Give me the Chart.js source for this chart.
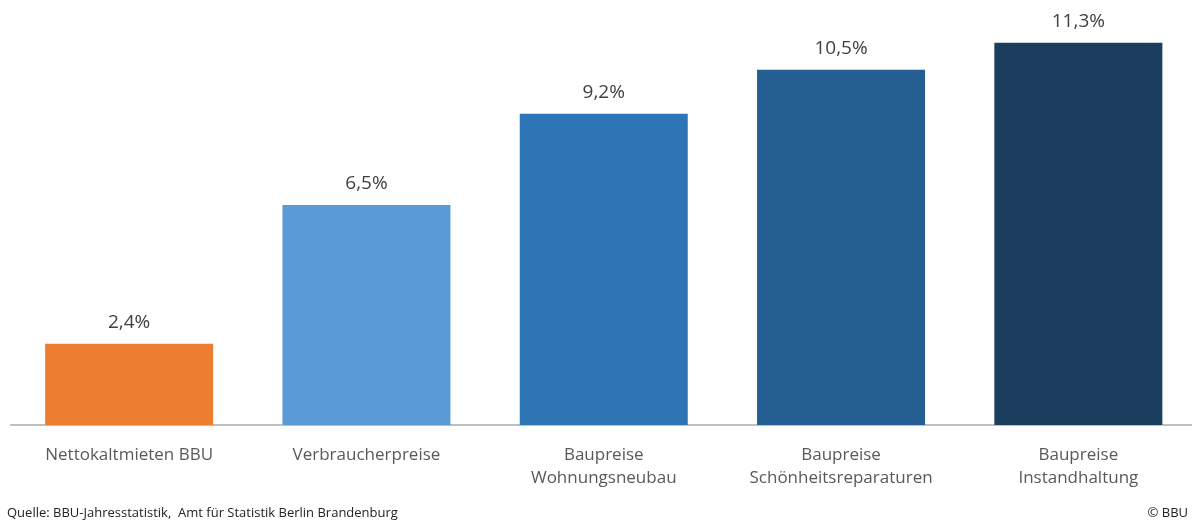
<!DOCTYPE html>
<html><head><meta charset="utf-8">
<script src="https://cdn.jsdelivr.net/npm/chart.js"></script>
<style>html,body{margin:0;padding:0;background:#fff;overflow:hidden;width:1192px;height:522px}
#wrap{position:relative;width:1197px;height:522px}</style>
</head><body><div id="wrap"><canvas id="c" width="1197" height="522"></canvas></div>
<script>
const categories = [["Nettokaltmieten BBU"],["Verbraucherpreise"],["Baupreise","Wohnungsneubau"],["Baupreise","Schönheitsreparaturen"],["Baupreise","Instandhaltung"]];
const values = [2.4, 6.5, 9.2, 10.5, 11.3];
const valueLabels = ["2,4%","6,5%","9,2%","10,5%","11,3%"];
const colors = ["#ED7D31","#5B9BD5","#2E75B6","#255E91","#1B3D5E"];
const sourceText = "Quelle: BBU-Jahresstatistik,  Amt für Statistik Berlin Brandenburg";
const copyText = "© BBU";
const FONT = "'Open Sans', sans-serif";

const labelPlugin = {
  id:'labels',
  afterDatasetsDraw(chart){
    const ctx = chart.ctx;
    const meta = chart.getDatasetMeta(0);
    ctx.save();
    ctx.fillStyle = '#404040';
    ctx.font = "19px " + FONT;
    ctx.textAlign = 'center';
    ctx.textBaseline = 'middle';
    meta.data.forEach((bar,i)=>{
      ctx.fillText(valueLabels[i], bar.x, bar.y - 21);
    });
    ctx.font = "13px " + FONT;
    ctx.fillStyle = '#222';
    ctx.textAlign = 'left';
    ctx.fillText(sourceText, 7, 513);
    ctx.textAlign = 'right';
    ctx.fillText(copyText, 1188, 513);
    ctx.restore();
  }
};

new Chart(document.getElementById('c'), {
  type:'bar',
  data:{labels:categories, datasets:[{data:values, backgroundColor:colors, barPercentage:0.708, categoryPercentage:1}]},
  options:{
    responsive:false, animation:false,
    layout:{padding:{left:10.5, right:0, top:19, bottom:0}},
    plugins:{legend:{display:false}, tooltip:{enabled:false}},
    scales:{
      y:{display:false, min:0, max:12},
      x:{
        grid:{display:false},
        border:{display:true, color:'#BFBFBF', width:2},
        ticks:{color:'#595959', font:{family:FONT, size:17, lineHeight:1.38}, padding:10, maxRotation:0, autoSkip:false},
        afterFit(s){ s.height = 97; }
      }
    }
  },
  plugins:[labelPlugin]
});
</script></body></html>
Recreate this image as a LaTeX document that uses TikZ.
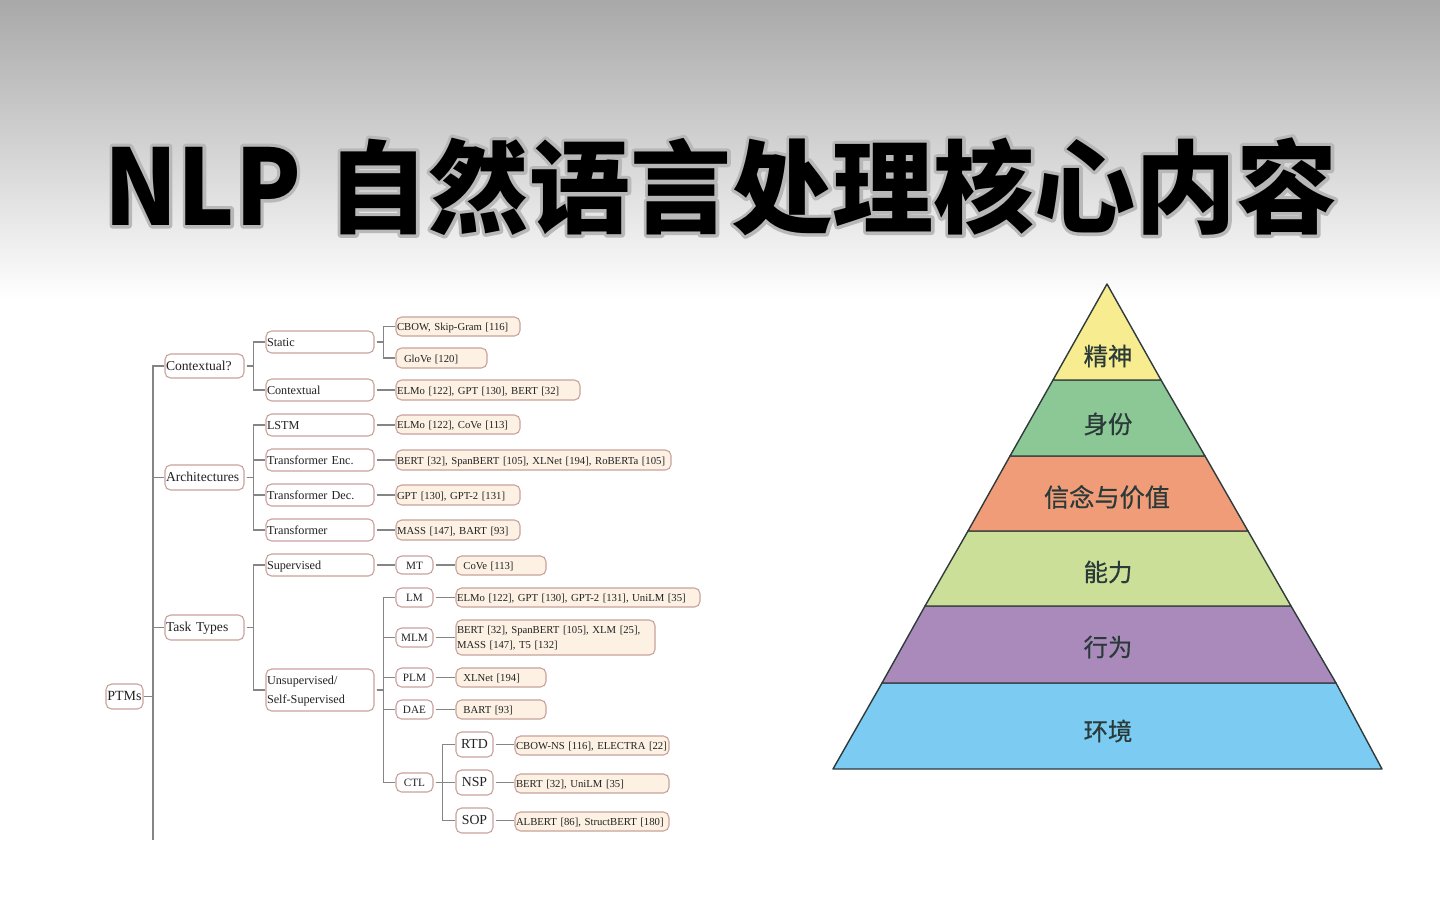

---

## Prompt
Every entry should be returned exactly as written, minus the pictures.

## Exercise response
Give me the Chart.js source for this chart.
<!DOCTYPE html>
<html><head><meta charset="utf-8">
<script src="https://cdn.jsdelivr.net/npm/chart.js"></script>
<style>html,body{margin:0;padding:0;background:#fff;overflow:hidden;width:1192px;height:522px}
#wrap{position:relative;width:1197px;height:522px}</style>
</head><body><div id="wrap"><canvas id="c" width="1197" height="522"></canvas></div>
<script>
const categories = [["Nettokaltmieten BBU"],["Verbraucherpreise"],["Baupreise","Wohnungsneubau"],["Baupreise","Schönheitsreparaturen"],["Baupreise","Instandhaltung"]];
const values = [2.4, 6.5, 9.2, 10.5, 11.3];
const valueLabels = ["2,4%","6,5%","9,2%","10,5%","11,3%"];
const colors = ["#ED7D31","#5B9BD5","#2E75B6","#255E91","#1B3D5E"];
const sourceText = "Quelle: BBU-Jahresstatistik,  Amt für Statistik Berlin Brandenburg";
const copyText = "© BBU";
const FONT = "'Open Sans', sans-serif";

const labelPlugin = {
  id:'labels',
  afterDatasetsDraw(chart){
    const ctx = chart.ctx;
    const meta = chart.getDatasetMeta(0);
    ctx.save();
    ctx.fillStyle = '#404040';
    ctx.font = "19px " + FONT;
    ctx.textAlign = 'center';
    ctx.textBaseline = 'middle';
    meta.data.forEach((bar,i)=>{
      ctx.fillText(valueLabels[i], bar.x, bar.y - 21);
    });
    ctx.font = "13px " + FONT;
    ctx.fillStyle = '#222';
    ctx.textAlign = 'left';
    ctx.fillText(sourceText, 7, 513);
    ctx.textAlign = 'right';
    ctx.fillText(copyText, 1188, 513);
    ctx.restore();
  }
};

new Chart(document.getElementById('c'), {
  type:'bar',
  data:{labels:categories, datasets:[{data:values, backgroundColor:colors, barPercentage:0.708, categoryPercentage:1}]},
  options:{
    responsive:false, animation:false,
    layout:{padding:{left:10.5, right:0, top:19, bottom:0}},
    plugins:{legend:{display:false}, tooltip:{enabled:false}},
    scales:{
      y:{display:false, min:0, max:12},
      x:{
        grid:{display:false},
        border:{display:true, color:'#BFBFBF', width:2},
        ticks:{color:'#595959', font:{family:FONT, size:17, lineHeight:1.38}, padding:10, maxRotation:0, autoSkip:false},
        afterFit(s){ s.height = 97; }
      }
    }
  },
  plugins:[labelPlugin]
});
</script></body></html>
Recreate this image as a LaTeX document that uses TikZ.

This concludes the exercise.